Catherine Hiles
No Comments

Toyota to Release Mirai in Scandinavia This Summer

Decrease Font Size Increase Font Size Text Size Print This Page
Toyota Mirai arrives in Norway and Sweden

The Toyota Mirai will be released in Norway and Sweden this summer

The Toyota Mirai is a remarkable vehicle. Fueled by hydrogen, the Mirai (whose name means “Future” in Japanese) emits nothing but water from its tailpipes, making it the next big thing in the green car industry. However, Toyota has not been able to launch the Mirai worldwide just yet, due mainly to a lack of refueling infrastructure. As of right now, the Mirai is sold in California, the UK, Germany, Denmark, and Belgium—but Toyota will be adding Sweden and Norway to that list later this year.
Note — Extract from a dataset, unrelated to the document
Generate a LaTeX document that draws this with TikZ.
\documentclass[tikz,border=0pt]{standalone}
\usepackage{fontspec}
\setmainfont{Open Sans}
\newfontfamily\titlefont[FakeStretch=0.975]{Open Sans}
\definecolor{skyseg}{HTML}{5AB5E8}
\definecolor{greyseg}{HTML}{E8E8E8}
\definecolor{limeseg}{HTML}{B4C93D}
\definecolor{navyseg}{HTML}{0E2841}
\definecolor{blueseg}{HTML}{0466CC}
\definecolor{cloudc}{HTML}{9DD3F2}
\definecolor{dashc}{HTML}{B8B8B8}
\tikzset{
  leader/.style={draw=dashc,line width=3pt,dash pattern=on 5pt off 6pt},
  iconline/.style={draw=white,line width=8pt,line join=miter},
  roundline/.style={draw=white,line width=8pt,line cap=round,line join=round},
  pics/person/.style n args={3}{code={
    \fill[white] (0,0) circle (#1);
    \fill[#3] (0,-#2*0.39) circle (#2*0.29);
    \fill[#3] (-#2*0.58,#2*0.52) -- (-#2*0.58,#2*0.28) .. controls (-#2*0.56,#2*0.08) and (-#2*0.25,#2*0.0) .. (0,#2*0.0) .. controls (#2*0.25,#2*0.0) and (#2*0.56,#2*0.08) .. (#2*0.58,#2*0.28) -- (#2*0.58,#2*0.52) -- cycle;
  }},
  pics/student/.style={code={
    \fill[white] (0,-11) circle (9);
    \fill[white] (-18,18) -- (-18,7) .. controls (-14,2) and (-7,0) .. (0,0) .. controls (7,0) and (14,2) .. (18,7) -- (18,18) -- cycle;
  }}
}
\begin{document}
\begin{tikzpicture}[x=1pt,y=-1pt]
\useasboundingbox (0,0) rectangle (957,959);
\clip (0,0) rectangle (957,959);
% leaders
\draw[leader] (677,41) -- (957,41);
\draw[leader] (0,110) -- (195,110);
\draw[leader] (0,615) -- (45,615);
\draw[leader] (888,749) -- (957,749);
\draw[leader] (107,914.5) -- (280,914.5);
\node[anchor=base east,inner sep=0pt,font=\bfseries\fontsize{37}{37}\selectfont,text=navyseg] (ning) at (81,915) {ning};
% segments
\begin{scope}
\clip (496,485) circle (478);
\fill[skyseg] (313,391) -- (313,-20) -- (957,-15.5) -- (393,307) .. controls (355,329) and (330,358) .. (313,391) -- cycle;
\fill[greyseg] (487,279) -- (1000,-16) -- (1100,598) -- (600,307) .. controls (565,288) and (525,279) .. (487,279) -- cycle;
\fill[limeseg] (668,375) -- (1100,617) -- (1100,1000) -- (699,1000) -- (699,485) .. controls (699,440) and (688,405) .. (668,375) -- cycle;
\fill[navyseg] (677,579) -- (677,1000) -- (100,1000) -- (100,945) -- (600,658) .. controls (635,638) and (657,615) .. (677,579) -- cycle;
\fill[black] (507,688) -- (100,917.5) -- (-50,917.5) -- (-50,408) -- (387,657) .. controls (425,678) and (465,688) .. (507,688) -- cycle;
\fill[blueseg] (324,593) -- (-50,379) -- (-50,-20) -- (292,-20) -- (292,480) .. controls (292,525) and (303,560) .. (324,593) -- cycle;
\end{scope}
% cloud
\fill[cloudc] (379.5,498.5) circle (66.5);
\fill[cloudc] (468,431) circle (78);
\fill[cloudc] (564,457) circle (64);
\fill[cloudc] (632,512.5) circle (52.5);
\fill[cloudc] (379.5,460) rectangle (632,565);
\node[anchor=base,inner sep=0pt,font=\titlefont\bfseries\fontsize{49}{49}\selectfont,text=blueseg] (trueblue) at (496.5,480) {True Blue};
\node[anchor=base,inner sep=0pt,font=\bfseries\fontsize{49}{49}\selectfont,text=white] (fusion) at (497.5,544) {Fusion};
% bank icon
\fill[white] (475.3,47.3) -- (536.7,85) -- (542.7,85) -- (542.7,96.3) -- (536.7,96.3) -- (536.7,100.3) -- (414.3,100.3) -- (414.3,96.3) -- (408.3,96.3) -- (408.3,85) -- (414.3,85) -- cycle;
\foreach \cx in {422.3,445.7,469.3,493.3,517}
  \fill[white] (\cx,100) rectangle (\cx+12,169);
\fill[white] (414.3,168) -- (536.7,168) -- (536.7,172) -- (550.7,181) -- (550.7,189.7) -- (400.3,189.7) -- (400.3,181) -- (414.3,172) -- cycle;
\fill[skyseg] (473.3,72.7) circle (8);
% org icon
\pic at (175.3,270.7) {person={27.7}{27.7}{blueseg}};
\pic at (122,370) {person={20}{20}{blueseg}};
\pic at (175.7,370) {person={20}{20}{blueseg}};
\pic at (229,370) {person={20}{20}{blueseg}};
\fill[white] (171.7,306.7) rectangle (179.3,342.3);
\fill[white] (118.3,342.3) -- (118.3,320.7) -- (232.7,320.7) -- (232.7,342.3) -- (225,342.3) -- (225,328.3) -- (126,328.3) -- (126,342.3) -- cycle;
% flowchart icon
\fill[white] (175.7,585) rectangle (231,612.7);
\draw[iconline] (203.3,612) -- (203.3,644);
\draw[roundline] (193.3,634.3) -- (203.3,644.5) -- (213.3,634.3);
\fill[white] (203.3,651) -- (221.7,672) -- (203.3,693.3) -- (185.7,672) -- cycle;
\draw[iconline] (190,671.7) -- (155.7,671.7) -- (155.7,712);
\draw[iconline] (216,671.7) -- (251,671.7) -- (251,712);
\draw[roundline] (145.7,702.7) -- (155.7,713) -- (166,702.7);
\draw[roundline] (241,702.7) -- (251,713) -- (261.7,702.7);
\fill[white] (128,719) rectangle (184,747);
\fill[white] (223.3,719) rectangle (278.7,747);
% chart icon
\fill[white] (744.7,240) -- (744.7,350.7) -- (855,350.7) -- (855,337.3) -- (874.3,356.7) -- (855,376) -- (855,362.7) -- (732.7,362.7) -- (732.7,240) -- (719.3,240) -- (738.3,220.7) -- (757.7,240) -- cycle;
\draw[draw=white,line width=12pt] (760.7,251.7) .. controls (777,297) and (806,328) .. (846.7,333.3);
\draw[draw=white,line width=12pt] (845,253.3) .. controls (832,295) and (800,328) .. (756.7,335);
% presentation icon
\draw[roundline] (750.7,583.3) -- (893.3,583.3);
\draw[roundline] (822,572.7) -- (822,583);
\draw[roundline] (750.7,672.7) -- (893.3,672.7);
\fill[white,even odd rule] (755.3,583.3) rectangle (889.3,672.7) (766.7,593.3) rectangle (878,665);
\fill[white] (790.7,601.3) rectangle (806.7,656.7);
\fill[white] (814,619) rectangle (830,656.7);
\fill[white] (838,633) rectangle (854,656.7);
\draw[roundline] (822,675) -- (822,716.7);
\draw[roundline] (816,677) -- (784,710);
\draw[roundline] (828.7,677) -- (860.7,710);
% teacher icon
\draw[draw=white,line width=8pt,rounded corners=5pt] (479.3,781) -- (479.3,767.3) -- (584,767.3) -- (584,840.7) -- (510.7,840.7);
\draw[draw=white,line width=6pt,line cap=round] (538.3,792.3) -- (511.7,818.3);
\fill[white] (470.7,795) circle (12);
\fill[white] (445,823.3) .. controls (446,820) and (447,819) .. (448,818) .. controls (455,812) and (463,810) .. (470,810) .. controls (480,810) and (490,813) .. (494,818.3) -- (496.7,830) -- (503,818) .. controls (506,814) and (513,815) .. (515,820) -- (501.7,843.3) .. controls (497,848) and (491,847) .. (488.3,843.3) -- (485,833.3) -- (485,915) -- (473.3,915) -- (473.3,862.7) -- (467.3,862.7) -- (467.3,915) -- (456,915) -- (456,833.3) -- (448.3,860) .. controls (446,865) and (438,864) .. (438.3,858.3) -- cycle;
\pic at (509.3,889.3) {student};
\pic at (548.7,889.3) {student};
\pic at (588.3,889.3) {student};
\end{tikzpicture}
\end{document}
Currently, Norway has five hydrogen stations in the east. However, two local hydrogen providers have pledged to add at least another 20 stations by 2020, which will make the Mirai much more accessible for Norwegian drivers. Similarly, Sweden has a handful of stations in some of its biggest cities (Stockholm, Malmo, and Gothenburg) and plans to open more in Stockholm and Mariestad later this year. In both countries, hydrogen is sourced locally from 100% renewable energy, which means the Mirai can claim to be completely eco-friendly in both countries.
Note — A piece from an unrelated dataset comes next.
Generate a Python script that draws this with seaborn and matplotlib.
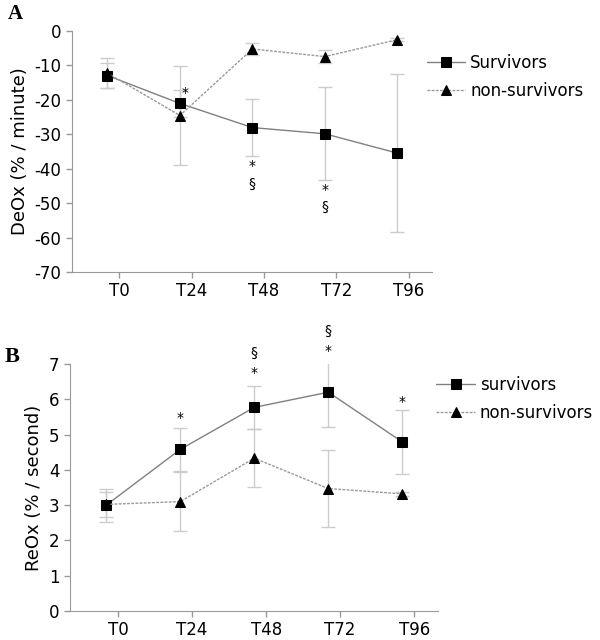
import numpy as np
import pandas as pd
import matplotlib.pyplot as plt
import seaborn as sns

sns.set_style('ticks')
plt.rcParams['font.family'] = ['DejaVu Sans']
plt.rcParams['axes.unicode_minus'] = False
plt.rcParams['text.color'] = 'black'
plt.rcParams['axes.labelcolor'] = 'black'

times = ['T0', 'T24', 'T48', 'T72', 'T96']

# panel A - DeOx
deox_surv = [-13.0, -21.1, -28.1, -29.9, -35.5]
deox_surv_err = [3.5, 4.0, 8.2, 13.5, 23.0]
deox_non = [-12.3, -24.6, -5.3, -7.5, -2.6]
deox_non_err = [4.3, 14.5, 1.7, 2.0, 0.5]

# panel B - ReOx
reox_surv = [3.0, 4.58, 5.77, 6.2, 4.79]
reox_surv_err = [0.47, 0.61, 0.61, 1.0, 0.9]
reox_non = [3.02, 3.1, 4.33, 3.47, 3.32]
reox_non_err = [0.35, 0.83, 0.82, 1.1, 0.05]

# significance marks: (time index, y, text)
marks_a = [(1.07, -18.0, '*'), (2, -39.2, '*'), (2, -44.5, '§'),
           (3, -46.2, '*'), (3, -51.2, '§')]
marks_b = [(1, 5.47, '*'), (2, 6.74, '*'), (2, 7.31, '§'),
           (3, 7.37, '*'), (3, 7.93, '§'), (4, 5.92, '*')]

pos = np.arange(len(times))
grey = '#999999'


def panel(ax, surv, surv_err, non, non_err, labels, ylim, yticks, ylabel, marks, leg_at):
    df = pd.DataFrame({'pos': np.concatenate([pos, pos]),
                       'val': surv + non,
                       'group': [labels[0]] * 5 + [labels[1]] * 5})
    ax.errorbar(pos, surv, yerr=surv_err, fmt='none', ecolor='#cccccc',
                elinewidth=1, capsize=5, zorder=1)
    ax.errorbar(pos, non, yerr=non_err, fmt='none', ecolor='#cccccc',
                elinewidth=1, capsize=5, zorder=1)
    sns.lineplot(data=df[df.group == labels[0]], x='pos', y='val', ax=ax,
                 color='#808080', lw=1, marker='s', ms=7, mfc='black', mec='black',
                 label=labels[0], zorder=3)
    sns.lineplot(data=df[df.group == labels[1]], x='pos', y='val', ax=ax,
                 color='#999999', lw=1, ls=(0, (2, 1)), marker='^', ms=7,
                 mfc='black', mec='black', label=labels[1], zorder=3)
    for x, y, t in marks:
        ax.text(x, y, t, ha='center', va='center', fontsize=10)
    ax.set_xlim(-0.49, 4.48)
    ax.set_ylim(*ylim)
    ax.set_yticks(yticks)
    ax.set_xticks(pos + 0.16, times)
    ax.set_xlabel('')
    ax.set_ylabel(ylabel, fontsize=13)
    sns.despine(ax=ax)
    for s in ['left', 'bottom']:
        ax.spines[s].set_color(grey)
    ax.tick_params(colors=grey, labelcolor='black', labelsize=12, length=4, width=1)
    ax.legend(loc='upper left', bbox_to_anchor=leg_at, frameon=False,
              fontsize=12, handlelength=2.3, handletextpad=0.3, labelspacing=0.6,
              borderaxespad=0.0)


fig = plt.figure(figsize=(6, 6.4), dpi=100)
ax1 = fig.add_axes([0.12, 0.575, 0.6, 0.377])
ax2 = fig.add_axes([0.1167, 0.0453, 0.613, 0.386])

panel(ax1, deox_surv, deox_surv_err, deox_non, deox_non_err,
      ['Survivors', 'non-survivors'], (-70, 0), range(-70, 1, 10),
      'DeOx (% / minute)', marks_a, (0.967, 0.933))
panel(ax2, reox_surv, reox_surv_err, reox_non, reox_non_err,
      ['survivors', 'non-survivors'], (0, 7), range(0, 8),
      'ReOx (% / second)', marks_b, (0.978, 0.98))

fig.text(0.013, 0.97, 'A', fontsize=15, fontweight='bold', family='Liberation Serif')
fig.text(0.007, 0.435, 'B', fontsize=16, fontweight='bold', family='Liberation Serif')

fig.savefig('out.png', dpi=100)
Toyota Norway PR manager Epsen Olsen commented, “This is an important milestone for Toyota Norway. We believe this is the start of something big, and we believe that this technology will play a key role in cutting emissions from Norwegian road transport, thus helping the country to achieve its climate targets.” Olsen’s Swedish counterpart, Bengt Dalstrom, concurred, saying, “We see the introduction of the Toyota Mirai as a way to accelerate the development of hydrogen infrastructure in Sweden.”

One of the concerns with launching a vehicle in Scandinavia is whether or not it will be able to stand up to the extreme cold during the winter months. Luckily, the Mirai has been tested in Norway and has shown that it’s more than able to cope with frigid temperatures. “The cabin warms up very fast thanks to the heat produced as a by-product by the fuel cells, with no impact on the range of the car,” explains Olsen.
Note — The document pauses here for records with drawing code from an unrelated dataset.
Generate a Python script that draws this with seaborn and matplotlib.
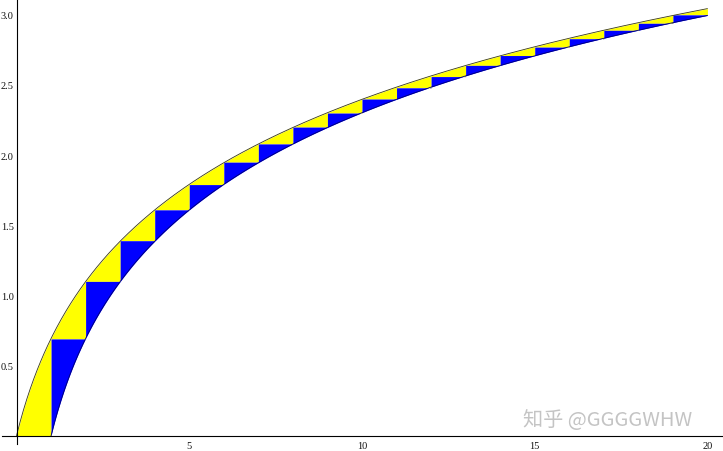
'''
Staircase between log(x) and log(x+1) on [0, 20]
yellow: between step level and upper curve, blue: between lower curve and step level
'''

import numpy as np
import matplotlib
matplotlib.use('Agg')
import matplotlib.pyplot as plt
import matplotlib.ticker as mtick
import seaborn as sns


# step level on each unit interval [n, n+1]
step_x = list(range(0, 20))
step_h = [0.00, 0.69, 1.10, 1.39, 1.61, 1.79, 1.95, 2.08, 2.20, 2.30,
          2.40, 2.48, 2.56, 2.64, 2.71, 2.77, 2.83, 2.89, 2.94, 3.00]

x_ticks = [5, 10, 15, 20]
y_ticks = [0.5, 1.0, 1.5, 2.0, 2.5, 3.0]
watermark = '知乎 @GGGGWHW'

YELLOW = '#ffff00'
BLUE = '#0000ff'


def upper_curve(x):
    # the plotted function log(x + 1)
    return np.log1p(x)


def lower_curve(x):
    # the plotted function log(x), only for x >= 1
    return np.log(x)


if __name__ == '__main__':
    sns.set_theme(style='white')
    plt.rcParams['font.family'] = ['Liberation Serif', 'DejaVu Serif']

    fig = plt.figure(figsize=(7.23, 4.52), dpi=100)
    ax = fig.add_axes([0, 0, 1, 1])

    # fill each unit interval
    for n, h in zip(step_x, step_h):
        xs = np.linspace(n, n + 1, 60)
        ax.fill_between(xs, h, upper_curve(xs), color=YELLOW, lw=0)
        if n >= 1:
            ax.fill_between(xs, lower_curve(xs), h, color=BLUE, lw=0)

    # outline curves
    xu = np.linspace(0, 20, 600)
    sns.lineplot(x=xu, y=upper_curve(xu), ax=ax, color='#3a3a10', lw=0.6)
    xl = np.linspace(1, 20, 600)
    sns.lineplot(x=xl, y=lower_curve(xl), ax=ax, color='#000070', lw=0.6)
    ax.plot([0, 1], [0, 0], color='#c04040', lw=0.6)

    ax.set_xlim(-0.478, 20.45)
    ax.set_ylim(-0.109, 3.113)

    # Mathematica style axes through the origin
    for s in ['top', 'right']:
        ax.spines[s].set_visible(False)
    ax.spines['left'].set_position(('data', 0))
    ax.spines['bottom'].set_position(('data', 0))
    ax.spines['left'].set_bounds(-0.06, 3.113)
    ax.spines['bottom'].set_bounds(-0.42, 20.45)
    for s in ['left', 'bottom']:
        ax.spines[s].set_color('black')
        ax.spines[s].set_linewidth(0.8)
        ax.spines[s].set_zorder(5)

    ax.xaxis.set_major_locator(mtick.FixedLocator(x_ticks))
    ax.xaxis.set_minor_locator(mtick.MultipleLocator(1))
    ax.yaxis.set_major_locator(mtick.FixedLocator(y_ticks))
    ax.yaxis.set_minor_locator(mtick.MultipleLocator(0.1))
    ax.set_xticklabels([str(v) for v in x_ticks])
    ax.set_yticklabels([f'{v:.1f}' for v in y_ticks])

    ax.tick_params(axis='both', which='both', direction='in', color='black',
                   width=0.6, labelsize=7.5, labelcolor='#111111')
    ax.tick_params(axis='both', which='major', length=3.2)
    ax.tick_params(axis='both', which='minor', length=1.6)
    ax.tick_params(axis='x', which='major', pad=4)
    ax.tick_params(axis='y', which='major', pad=2)
    ax.set_xlabel('')
    ax.set_ylabel('')
    ax.grid(False)

    fig.text(523 / 723, 1 - 421 / 452, watermark, ha='left', va='center',
             fontsize=14.5, color='#c4c4c4',
             family=['Noto Sans CJK SC', 'DejaVu Sans'])

    fig.savefig('out.png', dpi=100)
    plt.close(fig)
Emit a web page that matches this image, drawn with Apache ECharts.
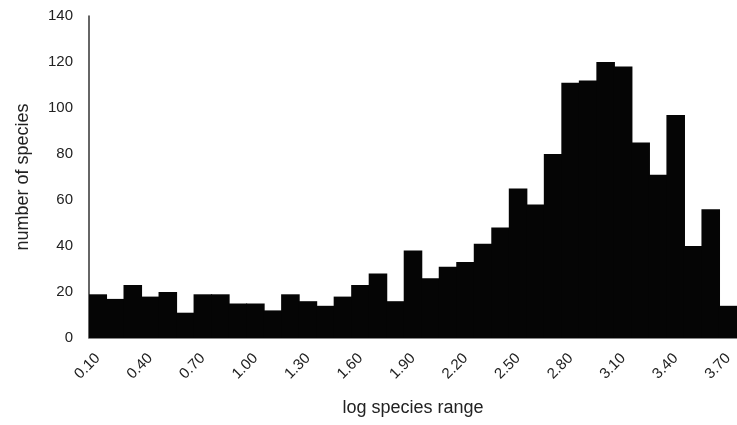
<!DOCTYPE html>
<html lang="en" style="height: 100%">
<head>
  <meta charset="utf-8" />
  <title>log species range histogram</title>
</head>
<body style="height: 100%; margin: 0; background: #fff">
  <div id="container" style="width: 737px; height: 425px"></div>

  <script src="https://cdn.jsdelivr.net/npm/echarts@6/dist/echarts.min.js"></script>

  <script>
    // bin labels, 0.10 .. 3.70
    const categories = [
      '0.10', '0.20', '0.30', '0.40', '0.50', '0.60', '0.70', '0.80', '0.90', '1.00',
      '1.10', '1.20', '1.30', '1.40', '1.50', '1.60', '1.70', '1.80', '1.90', '2.00',
      '2.10', '2.20', '2.30', '2.40', '2.50', '2.60', '2.70', '2.80', '2.90', '3.00',
      '3.10', '3.20', '3.30', '3.40', '3.50', '3.60', '3.70'
    ];

    // number of species per bin
    const counts = [
      19, 17, 23, 18, 20, 11, 19, 19, 15, 15,
      12, 19, 16, 14, 18, 23, 28, 16, 38, 26,
      31, 33, 41, 48, 65, 58, 80, 111, 112, 120,
      118, 85, 71, 97, 40, 56, 14
    ];

    const yTicks = [0, 20, 40, 60, 80, 100, 120, 140];

    var dom = document.getElementById('container');
    var myChart = echarts.init(dom);

    const font = 'Liberation Sans, Arial, sans-serif';

    var option = {
      animation: false,
      grid: {
        left: 89,
        top: 16,
        width: 653,
        height: 322
      },
      xAxis: {
        type: 'category',
        data: categories,
        name: 'log species range',
        nameLocation: 'middle',
        nameGap: 61,
        nameTextStyle: { color: '#222', fontSize: 18, fontFamily: font },
        axisLine: { show: true, lineStyle: { color: '#888', width: 1 } },
        axisTick: { show: false },
        axisLabel: {
          interval: 2,
          rotate: 45,
          margin: 18,
          color: '#222',
          fontSize: 15,
          fontFamily: font
        },
        splitLine: { show: false }
      },
      yAxis: {
        type: 'value',
        min: yTicks[0],
        max: yTicks[yTicks.length - 1],
        interval: 20,
        name: 'number of species',
        nameLocation: 'middle',
        nameGap: 57,
        nameTextStyle: { color: '#222', fontSize: 18, fontFamily: font },
        axisLine: { show: true, lineStyle: { color: '#333', width: 1.5 } },
        axisTick: { show: false },
        axisLabel: {
          margin: 16,
          color: '#222',
          fontSize: 15,
          fontFamily: font
        },
        splitLine: { show: false }
      },
      series: [
        {
          type: 'bar',
          data: counts,
          barWidth: '106%',
          barGap: '-100%',
          itemStyle: { color: '#050505' }
        }
      ]
    };

    myChart.setOption(option);

    window.onresize = function() {
      myChart.resize();
    };
  </script>
</body>
</html>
Toyota expects global sales of the Mirai to reach 3,000 by the end of 2017, with that number jumping to 30,000 in 2020. That goal seems lofty, especially since this number relies on the rapid growth of the hydrogen refueling infrastructure in multiple countries. However, Toyota is so certain that hydrogen is the future that it’s forgoing electric vehicles entirely. Whether or not Toyota has its eggs in the right basket remains to be seen.